Dismissal of Peck Agency as a Party Defendant
The court examined the trial court's dismissal of Peck Agency as a party defendant in the breach of contract claim and determined that the matter required further investigation into the contractual obligations. It recognized that Mr. Peck had apparent authority to bind Peck Agency to the contract, as he signed it in his capacity as an officer of the agency. However, the breach of contract occurred after Peck Associates had been established and had taken over the FTD account, raising questions about liability. The appellate court noted that the record lacked clarity regarding the agreement between Mr. Peck and his brother about transferring business from Peck Agency to Peck Associates.
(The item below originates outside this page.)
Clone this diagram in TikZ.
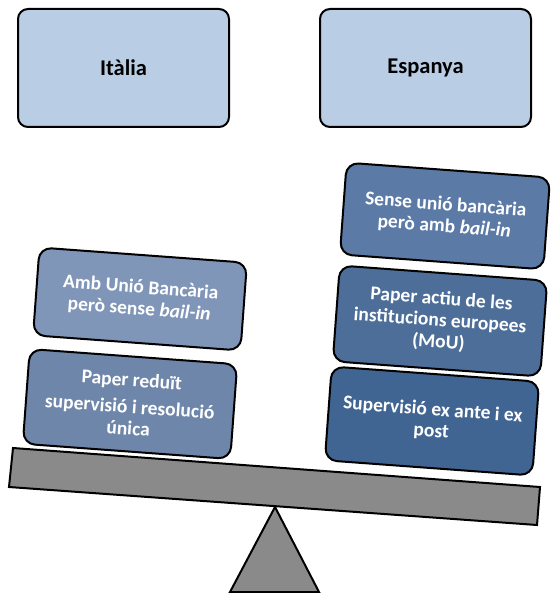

Therefore, the court directed the trial court to conduct an evidentiary hearing to clarify the nature of this agreement and its legal implications on liability under the contract. This approach highlighted the need for a thorough examination of the facts surrounding the transfer of business operations to ascertain the correct party responsible for the breach. The court's reasoning reinforced the principle that corporate entities and their relationships must be carefully scrutinized when determining contractual obligations.